Implications of Corporate Structure
The court clarified that the corporate structure of Fuelex and its assignment to Badger played a significant role in the reasoning behind the dismissal of the plaintiffs' claims. It emphasized that the rights to the assigned property were vested in Fuelex as a corporate entity, and the plaintiffs, as individual employees, did not possess direct ownership rights. The court maintained that, in general, where a corporation suffers harm due to a third party’s actions, the right to seek redress for that wrong belongs to the corporation itself. This principle extended to the plaintiffs, who were likened to shareholders impacted by corporate decisions. The court concluded that allowing the plaintiffs to pursue claims against Badger would contradict the established legal principle that shareholders or employees cannot recover separately for indirect harm resulting from corporate actions. Consequently, this rationale reinforced the court's decision to grant summary judgment in favor of Badger.
Conclusion and Judgment
In conclusion, the court found no genuine issues of material fact regarding either the applicability of res judicata or the existence of any actionable duty owed by Badger to the plaintiffs.
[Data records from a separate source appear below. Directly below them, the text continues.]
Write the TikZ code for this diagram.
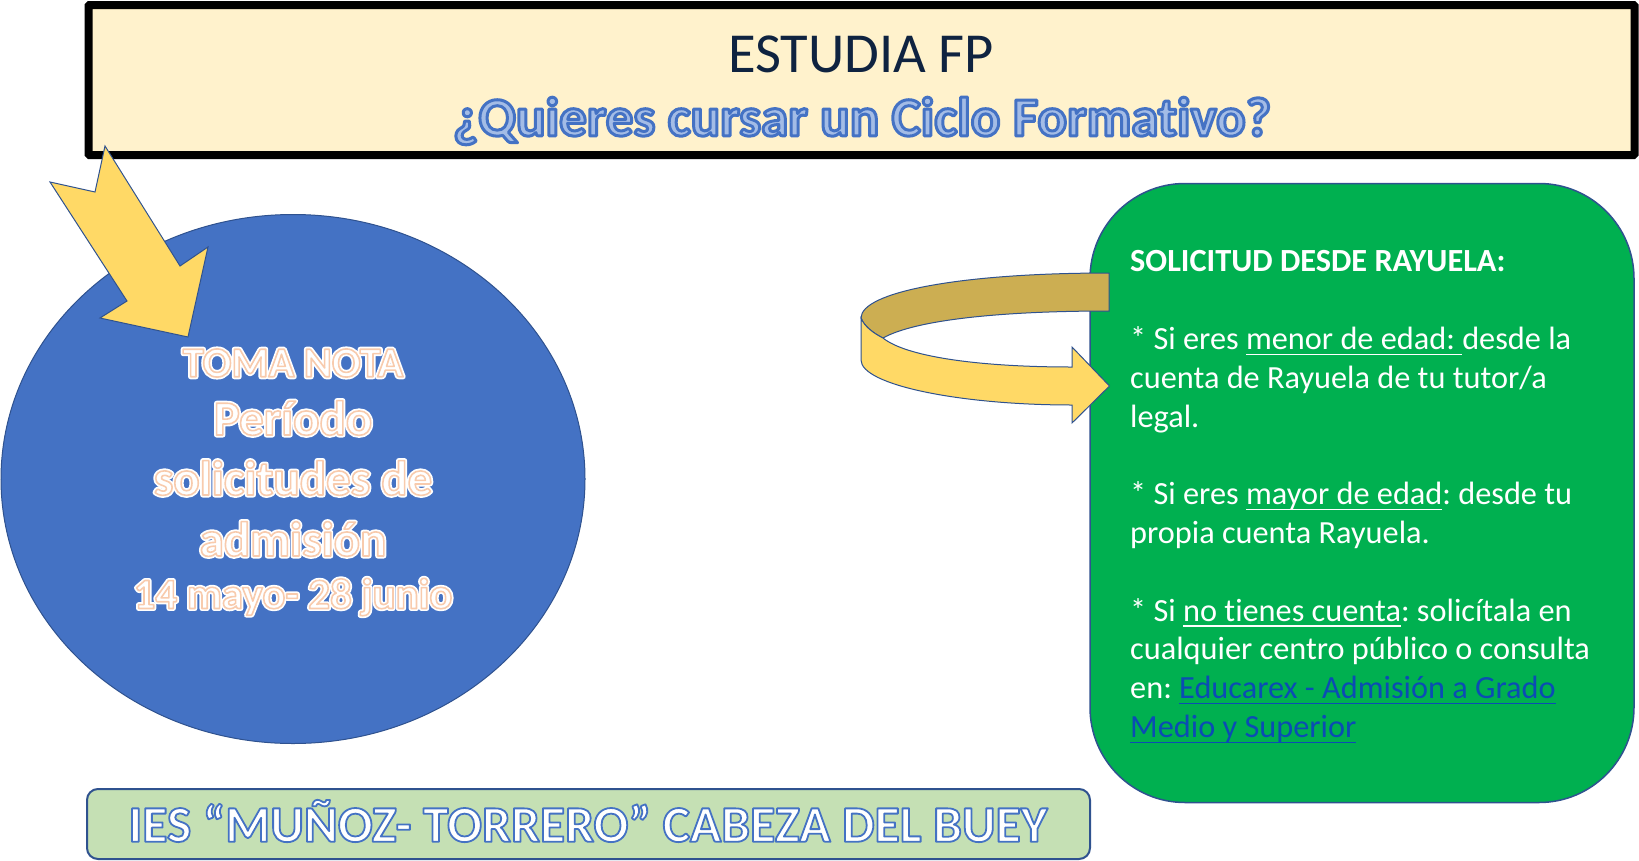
\documentclass[tikz,border=0pt]{standalone}
\usepackage{fontspec}
\setmainfont[Ligatures=NoCommon]{Carlito}
\usetikzlibrary{shapes.geometric}
\definecolor{cream}{HTML}{FFF2CC}
\definecolor{navytext}{HTML}{0F2340}
\definecolor{bluefill}{HTML}{4472C4}
\definecolor{blueline}{HTML}{2F528F}
\definecolor{paleblue}{HTML}{A3BCE6}
\definecolor{arrowfill}{HTML}{FFD966}
\definecolor{arrowdark}{HTML}{CCAE52}
\definecolor{greenfill}{HTML}{00B050}
\definecolor{palegreen}{HTML}{C5E0B4}
\definecolor{linkblue}{HTML}{0B4CB4}
\frenchspacing
\newsavebox{\ulinebox}
\newcommand{\ruled}[1]{\sbox{\ulinebox}{#1}\rlap{\rule[-5.5pt]{\wd\ulinebox}{1.4pt}}\usebox{\ulinebox}}
% #1 stroke colour as rgb numbers, #2 stroke width
\newcommand{\strokedtext}[3]{\special{pdf:code q 2 Tr #2 w 1 j #1 RG}#3\special{pdf:code Q}}
\newcommand{\peachtext}[1]{\rlap{\strokedtext{1 1 1}{5}{#1}}\strokedtext{0.973 0.796 0.678}{1.6}{#1}}
\newcommand{\bluetext}[2][3]{\strokedtext{0.267 0.447 0.769}{#1}{#2}}
\begin{document}
\begin{tikzpicture}[x=1pt, y=-1pt,
    arrowshape/.style={draw=blueline, line width=1pt, fill=arrowfill, line join=miter},
    circletext/.style={font=\bfseries\fontsize{#1}{#1}\selectfont, text=white, inner sep=0}]
    \useasboundingbox (0,0) rectangle (1639,860);
    % title
    \node[draw=black, line width=8pt, fill=cream, rounded corners=1pt, minimum width=1546pt, minimum height=150pt, inner sep=0] (titlebox) at (861.5,80) {};
    \node[text=navytext, font=\fontsize{56.5}{56.5}\selectfont, inner sep=0] (titleone) at (861,54) {ESTUDIA FP};
    \node[text=paleblue, font=\bfseries\fontsize{55}{55}\selectfont, inner sep=0] (titletwo) at (862,121) {\bluetext{¿Quieres cursar un Ciclo Formativo?}};
    % left
    \node[draw=blueline, line width=1pt, fill=bluefill, ellipse, minimum width=584pt, minimum height=529pt, inner sep=0] (period) at (293,479) {};
    \draw[arrowshape] (105,146) -- (180,266) -- (208,247) -- (188,337) -- (100,318) -- (127,301) -- (50,182) -- (95,192) -- cycle;
    \node[circletext=42.5] (toma) at (293,363) {\peachtext{TOMA NOTA}};
    \node[circletext=49] (periodo) at (293,418) {\peachtext{Período}};
    \node[circletext=49] (solicitudes) at (293,478) {\peachtext{solicitudes de}};
    \node[circletext=49] (admision) at (293,539) {\peachtext{admisión}};
    \node[circletext=43] (fechas) at (293,597) {\peachtext{14 mayo- 28 junio}};
    % right
    \node[draw=blueline, line width=1.5pt, fill=greenfill, rounded corners=95pt, minimum width=544pt, minimum height=619pt, inner sep=0] (rayuela) at (1362,493) {};
    \fill[arrowdark, draw=blueline, line width=1pt] (1109,273) .. controls (960,273) and (861,292) .. (861,318) .. controls (864,326) and (873,333) .. (883,338) .. controls (915,320) and (1000,311) .. (1109,311) -- cycle;
    \draw[arrowshape] (861,318) .. controls (864,326) and (873,333) .. (883,338) .. controls (905,356) and (975,367) .. (1072,367) -- (1072,347) -- (1109.5,386) -- (1072,423) -- (1072,405) .. controls (960,405) and (861,385) .. (861,360) -- cycle;
    \node[anchor=north west, align=left, text=white, inner sep=0, font=\fontsize{32.3}{38.8}\selectfont] (pasos) at (1130,250.5) {\textbf{SOLICITUD DESDE RAYUELA:}\\[38.8pt]
        * Si eres \ruled{menor de edad: }desde la\\
        cuenta de Rayuela de tu tutor/a\\
        legal.\\[38.8pt]
        * Si eres \ruled{mayor de edad}: desde tu\\
        propia cuenta Rayuela.\\[38.8pt]
        * Si \ruled{no tienes cuenta}: solicítala en\\
        cualquier centro público o consulta\\
        en: \textcolor{linkblue}{\ruled{Educarex - Admisión a Grado}}\\
        \textcolor{linkblue}{\ruled{Medio y Superior}}};
    % bottom
    \node[draw=blueline, line width=2pt, fill=palegreen, rounded corners=11pt, minimum width=1003pt, minimum height=70pt, inner sep=0] (centro) at (588.5,824) {};
    \node[text=white, font=\bfseries\fontsize{51.5}{51.5}\selectfont, inner sep=0] (centrotext) at (588,821) {\bluetext[1.8]{IES “MUÑOZ- TORRERO” CABEZA DEL BUEY}};
\end{tikzpicture}
\end{document}
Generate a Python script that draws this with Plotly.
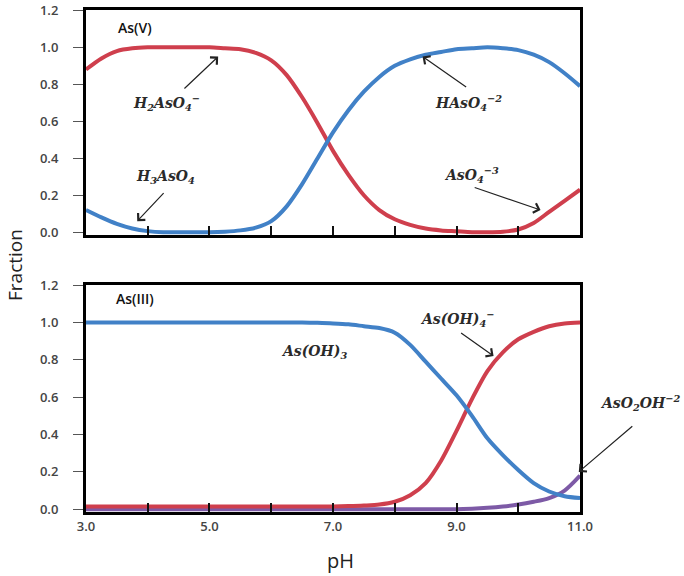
import plotly.graph_objects as go

ph = [3.0, 3.25, 3.5, 3.75, 4.0, 4.25, 4.5, 4.75, 5.0, 5.25, 5.5, 5.75, 6.0, 6.25, 6.5, 6.75,
      7.0, 7.25, 7.5, 7.75, 8.0, 8.25, 8.5, 8.75, 9.0, 9.25, 9.5, 9.75, 10.0, 10.25, 10.5, 10.75, 11.0]

# As(V) panel
as5_red = [0.88, 0.94, 0.98, 0.995, 1.0, 1.0, 1.0, 1.0, 1.0, 0.995, 0.99, 0.97, 0.93, 0.85, 0.73, 0.59,
           0.44, 0.31, 0.20, 0.12, 0.07, 0.04, 0.02, 0.01, 0.005, 0.0, 0.0, 0.003, 0.015, 0.05, 0.11, 0.17, 0.23]
as5_blue = [0.12, 0.08, 0.045, 0.02, 0.006, 0.0, 0.0, 0.0, 0.0, 0.003, 0.01, 0.025, 0.06, 0.14, 0.26, 0.40,
            0.54, 0.66, 0.76, 0.84, 0.90, 0.935, 0.96, 0.975, 0.99, 0.995, 1.0, 0.995, 0.985, 0.96, 0.92, 0.86, 0.79]

# As(III) panel
as3_blue = [1.0, 1.0, 1.0, 1.0, 1.0, 1.0, 1.0, 1.0, 1.0, 1.0, 1.0, 1.0, 1.0, 1.0, 1.0, 0.998,
            0.995, 0.99, 0.98, 0.97, 0.945, 0.88, 0.79, 0.70, 0.61, 0.50, 0.38, 0.29, 0.21, 0.14, 0.095, 0.07, 0.06]
as3_red = [0.015, 0.015, 0.015, 0.015, 0.015, 0.015, 0.015, 0.015, 0.015, 0.015, 0.015, 0.015, 0.015, 0.015, 0.015, 0.015,
           0.015, 0.017, 0.02, 0.025, 0.04, 0.075, 0.14, 0.26, 0.42, 0.59, 0.74, 0.84, 0.91, 0.95, 0.98, 0.995, 1.0]
as3_purple = [0.0, 0.0, 0.0, 0.0, 0.0, 0.0, 0.0, 0.0, 0.0, 0.0, 0.0, 0.0, 0.0, 0.0, 0.0, 0.0,
              0.0, 0.0, 0.0, 0.0, 0.0, 0.0, 0.0, 0.0, 0.0, 0.003, 0.008, 0.015, 0.025, 0.04, 0.06, 0.10, 0.18]

x_tickvals = [3, 4, 5, 6, 7, 8, 9, 10, 11]
x_ticktext = ["3.0", "", "5.0", "", "7.0", "", "9.0", "", "11.0"]
y_tickvals = [0.0, 0.2, 0.4, 0.6, 0.8, 1.0, 1.2]

RED = "#cf3f4d"
BLUE = "#4181c7"
PURPLE = "#7d5aa6"

fig = go.Figure()

def line(x, y, color, xa, ya):
    fig.add_trace(go.Scatter(x=x, y=y, mode="lines", xaxis=xa, yaxis=ya,
                             line=dict(color=color, width=4, shape="spline", smoothing=0.8),
                             showlegend=False, hoverinfo="skip"))

line(ph, as5_red, RED, "x", "y")
line(ph, as5_blue, BLUE, "x", "y")
line(ph, as3_purple, PURPLE, "x2", "y2")
line(ph, as3_red, RED, "x2", "y2")
line(ph, as3_blue, BLUE, "x2", "y2")

tickfont = dict(family="Open Sans", size=13, color="#444", weight=600)

xcommon = dict(range=[3, 11], tickvals=x_tickvals, ticks="inside", ticklen=9, tickwidth=1.5,
               tickcolor="#111", showline=True, linecolor="#000", linewidth=3, mirror=True,
               showgrid=False, zeroline=False, tickfont=tickfont)
ycommon = dict(range=[-0.015, 1.2], tickvals=y_tickvals, tickformat=".1f", ticks="outside",
               ticklen=10, tickwidth=1, tickcolor="#555", showline=True, linecolor="#000",
               linewidth=3, mirror=True, showgrid=False, zeroline=False, tickfont=tickfont,
               ticklabelstandoff=12)

fig.update_layout(
    width=684, height=576,
    margin=dict(l=0, r=0, t=0, b=0, autoexpand=False),
    paper_bgcolor="white", plot_bgcolor="white",
    xaxis=dict(xcommon, domain=[0.1257, 0.848], anchor="y", ticktext=[""] * 9),
    yaxis=dict(ycommon, domain=[0.592, 0.982], anchor="x"),
    xaxis2=dict(xcommon, domain=[0.1257, 0.848], anchor="y2", ticktext=x_ticktext),
    yaxis2=dict(ycommon, domain=[0.111, 0.505], anchor="x2"),
)

TXT = dict(family="DejaVu Serif", size=14, color="#2a2a2a", weight=600)
LBL = dict(family="Open Sans", size=14, color="#111", weight=600)

def text(x, y, s, xr="x", yr="y", font=TXT):
    fig.add_annotation(x=x, y=y, xref=xr, yref=yr, text=s, showarrow=False, font=font)

def arrow(hx, hy, tx, ty, xr="x", yr="y"):
    fig.add_annotation(x=hx, y=hy, ax=tx, ay=ty, xref=xr, yref=yr, axref=xr, ayref=yr,
                       text="", showarrow=True, arrowhead=4, arrowsize=1.6, arrowwidth=1.2,
                       arrowcolor="#222")

# top panel
text(3.8, 1.11, "As(V)", font=LBL)
text(4.3, 0.70, "<i>H<sub>2</sub>AsO<sub>4</sub><sup>−</sup></i>")
arrow(5.14, 0.95, 4.57, 0.77)
text(4.28, 0.30, "<i>H<sub>3</sub>AsO<sub>4</sub></i>")
arrow(3.83, 0.06, 4.28, 0.22)
text(9.2, 0.70, "<i>HAsO<sub>4</sub><sup>−2</sup></i>")
arrow(8.45, 0.95, 9.18, 0.78)
text(9.25, 0.31, "<i>AsO<sub>4</sub><sup>−3</sup></i>")
arrow(10.36, 0.12, 9.27, 0.245)

# bottom panel
text(3.8, 1.13, "As(III)", "x2", "y2", font=LBL)
text(6.7, 0.84, "<i>As(OH)<sub>3</sub></i>", "x2", "y2")
text(9.0, 1.02, "<i>As(OH)<sub>4</sub><sup>−</sup></i>", "x2", "y2")
arrow(9.6, 0.82, 9.05, 0.95, "x2", "y2")
fig.add_annotation(x=598 / 684, y=1 - 403 / 576, xref="paper", yref="paper", xanchor="left",
                   yanchor="middle", text="<i>AsO<sub>2</sub>OH<sup>−2</sup></i>", showarrow=False, font=TXT)
fig.add_annotation(x=10.98, y=0.2, xref="x2", yref="y2", ax=55, ay=-47, text="",
                   showarrow=True, arrowhead=4, arrowsize=1.6, arrowwidth=1.2, arrowcolor="#222")

# axis titles
fig.add_annotation(x=15 / 684, y=1 - 265 / 576, xref="paper", yref="paper", text="Fraction",
                   xanchor="center", yanchor="middle", textangle=-90, showarrow=False,
                   font=dict(family="Open Sans", size=19, color="#222"))
fig.add_annotation(x=340 / 684, y=1 - 560 / 576, xref="paper", yref="paper", text="pH",
                   xanchor="center", yanchor="middle", showarrow=False,
                   font=dict(family="Open Sans", size=20, color="#222"))

fig.write_html("out.html")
As a result, the court granted summary judgment in favor of Badger, dismissing all of the plaintiffs' claims. The decision emphasized that the plaintiffs were effectively precluded from pursuing their claims due to the resolution of the earlier state court action. Even if they were not third-party beneficiaries, the lack of any legal duty owed to them by Badger underscored the futility of their claims. The court's order reflected that each party would bear its own costs in this matter, concluding the litigation in favor of the defendant.